Smart electricians build in buffers, but budget operators quote based on today's prices and pass increases to you. A whole-house rewire that was quoted at $8,000 can easily become $9,500 if material costs spike during your project.
The Specialty Equipment Upcharge
Need a new electrical panel? The box itself might cost $200. But if you want surge protection built in (you do), add $300. Smart breakers that monitor your electrical usage? Another $400-$800. Suddenly your panel replacement isn't $1,500—it's pushing $2,500.
These aren't scams. They're legitimate upgrades that electricians often don't mention upfront because most people initially just want the cheapest option. Then they see what's available and change their minds mid-project.
The Labor Math That Doesn't Add Up
You're paying $100 per hour, and the electrician said it would take two hours. Cool, $200 plus materials. Except they have a two-hour minimum. And a trip charge. And they need to make two trips because they didn't have the right breaker on their truck.
Typical hidden labor costs:
- Minimum service calls: 2-4 hours regardless of actual time
- Trip charges: $50-$100 per visit
- After-hours or weekend premiums: 1.5x to 2x normal rates
- Emergency service: 2x to 3x standard pricing
That $200 job? It's actually $400 before they've touched a wire.
What a Veteran Electrician Told Me Off the Record
"Look, I hate surprising customers with extra costs," a 20-year veteran explained to me. "But I also hate getting sued when someone's house burns down because I ignored obvious problems. If I open your panel and see dangerous amateur work from the previous owner, I can't just ignore it and sleep at night."
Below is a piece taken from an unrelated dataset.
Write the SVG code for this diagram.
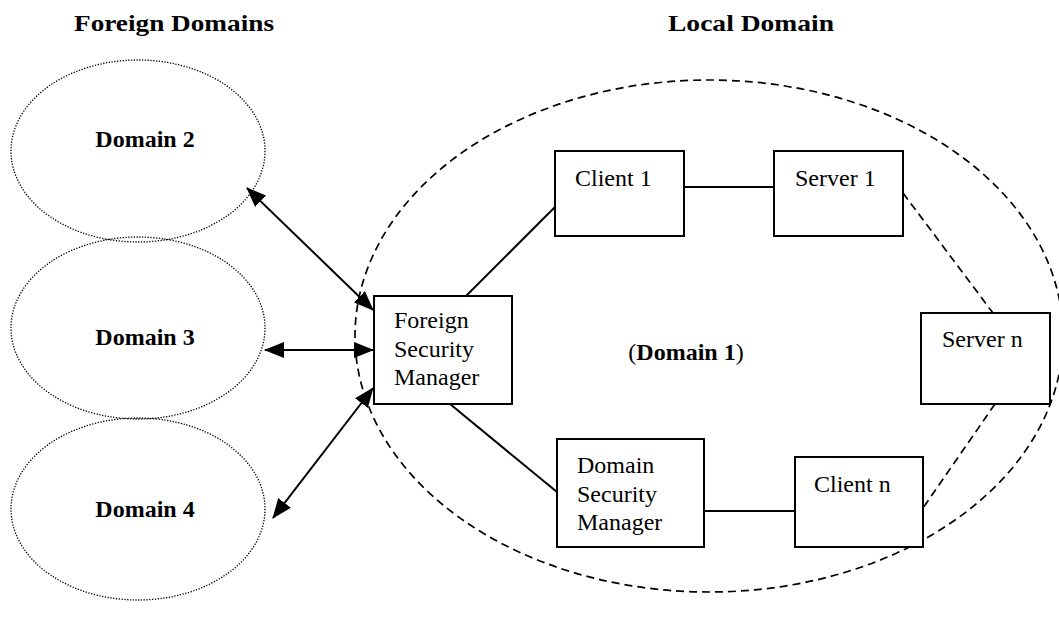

He estimates that 60% of his jobs reveal at least one unexpected issue that adds cost. The worst? Old houses where previous owners did their own electrical work. "I've seen stuff that makes my hair stand up. Literally fire hazards waiting to happen."
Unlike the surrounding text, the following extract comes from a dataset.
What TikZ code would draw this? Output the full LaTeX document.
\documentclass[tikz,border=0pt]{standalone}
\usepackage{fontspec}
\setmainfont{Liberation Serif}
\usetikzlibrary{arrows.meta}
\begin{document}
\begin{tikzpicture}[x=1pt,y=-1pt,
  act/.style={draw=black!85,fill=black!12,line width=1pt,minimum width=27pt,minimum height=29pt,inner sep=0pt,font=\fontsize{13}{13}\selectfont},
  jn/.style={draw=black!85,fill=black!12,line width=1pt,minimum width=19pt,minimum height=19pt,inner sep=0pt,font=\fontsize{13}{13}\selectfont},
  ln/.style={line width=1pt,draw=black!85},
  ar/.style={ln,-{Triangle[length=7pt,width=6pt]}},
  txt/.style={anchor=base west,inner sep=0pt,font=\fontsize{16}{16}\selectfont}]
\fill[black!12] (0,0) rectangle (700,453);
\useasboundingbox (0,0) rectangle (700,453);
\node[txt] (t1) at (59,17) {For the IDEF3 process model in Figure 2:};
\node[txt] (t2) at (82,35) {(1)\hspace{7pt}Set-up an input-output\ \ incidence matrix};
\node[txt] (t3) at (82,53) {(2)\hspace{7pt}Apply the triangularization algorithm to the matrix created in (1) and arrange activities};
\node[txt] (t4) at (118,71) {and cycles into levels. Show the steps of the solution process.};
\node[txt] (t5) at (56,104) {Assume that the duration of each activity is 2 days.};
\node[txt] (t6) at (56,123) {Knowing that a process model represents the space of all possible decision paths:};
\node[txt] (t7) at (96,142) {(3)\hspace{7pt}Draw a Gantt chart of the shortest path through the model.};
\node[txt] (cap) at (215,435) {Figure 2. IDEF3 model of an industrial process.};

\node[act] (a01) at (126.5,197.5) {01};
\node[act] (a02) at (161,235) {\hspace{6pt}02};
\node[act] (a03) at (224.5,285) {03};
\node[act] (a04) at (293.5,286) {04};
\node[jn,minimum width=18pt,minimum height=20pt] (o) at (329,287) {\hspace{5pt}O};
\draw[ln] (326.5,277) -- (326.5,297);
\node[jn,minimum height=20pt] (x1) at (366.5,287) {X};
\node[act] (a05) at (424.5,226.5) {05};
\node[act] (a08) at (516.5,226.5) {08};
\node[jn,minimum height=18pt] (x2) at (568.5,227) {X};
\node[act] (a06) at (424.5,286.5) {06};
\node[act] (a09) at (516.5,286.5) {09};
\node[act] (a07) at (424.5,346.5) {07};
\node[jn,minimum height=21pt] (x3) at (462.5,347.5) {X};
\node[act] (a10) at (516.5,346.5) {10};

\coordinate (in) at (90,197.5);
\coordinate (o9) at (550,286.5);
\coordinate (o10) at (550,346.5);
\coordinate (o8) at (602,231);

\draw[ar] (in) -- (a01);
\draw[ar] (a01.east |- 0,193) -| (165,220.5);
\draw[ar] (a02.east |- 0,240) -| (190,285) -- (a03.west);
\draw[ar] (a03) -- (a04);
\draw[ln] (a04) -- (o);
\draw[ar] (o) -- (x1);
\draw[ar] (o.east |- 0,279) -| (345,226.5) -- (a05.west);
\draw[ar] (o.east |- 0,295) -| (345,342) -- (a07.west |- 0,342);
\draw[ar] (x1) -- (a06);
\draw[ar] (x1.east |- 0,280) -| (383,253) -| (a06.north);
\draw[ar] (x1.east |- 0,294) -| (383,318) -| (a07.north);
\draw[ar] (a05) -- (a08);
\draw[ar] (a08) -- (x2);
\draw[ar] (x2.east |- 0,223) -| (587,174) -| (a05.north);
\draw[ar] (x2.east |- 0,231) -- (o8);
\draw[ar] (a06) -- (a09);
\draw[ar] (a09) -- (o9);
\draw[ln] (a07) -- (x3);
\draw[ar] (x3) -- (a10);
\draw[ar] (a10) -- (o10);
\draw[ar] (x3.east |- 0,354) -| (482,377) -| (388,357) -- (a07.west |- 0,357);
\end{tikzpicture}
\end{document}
What You Actually Need to Budget
Real-World Cost Expectations
- Add 25-40% to any electrical quote as a buffer for hidden issues
- Permit costs: Budget an extra $150-$350 for permitted work
- Old house penalty: Homes over 30 years old should budget 50% extra for code compliance surprises
- Emergency multiplier: After-hours electrical issues cost 2-3x normal rates—fix problems during business hours when possible
- Material buffer: Expect 10-15% material cost fluctuation on larger projects
The electrician who did my ceiling fan installation? He showed me photos of the fire-hazard wiring behind my wall. Loose connections, wrong gauge wire, no junction box. The previous owner had done it himself and nearly killed us all.
That $1,487 bill stung. But it stung less than a house fire would have.
The real cost of electrical work isn't what you see on the quote. It's what's hiding in your walls, waiting to surprise you. Budget accordingly, ask questions upfront about what might go wrong, and remember: the expensive surprise today beats the catastrophic surprise tomorrow.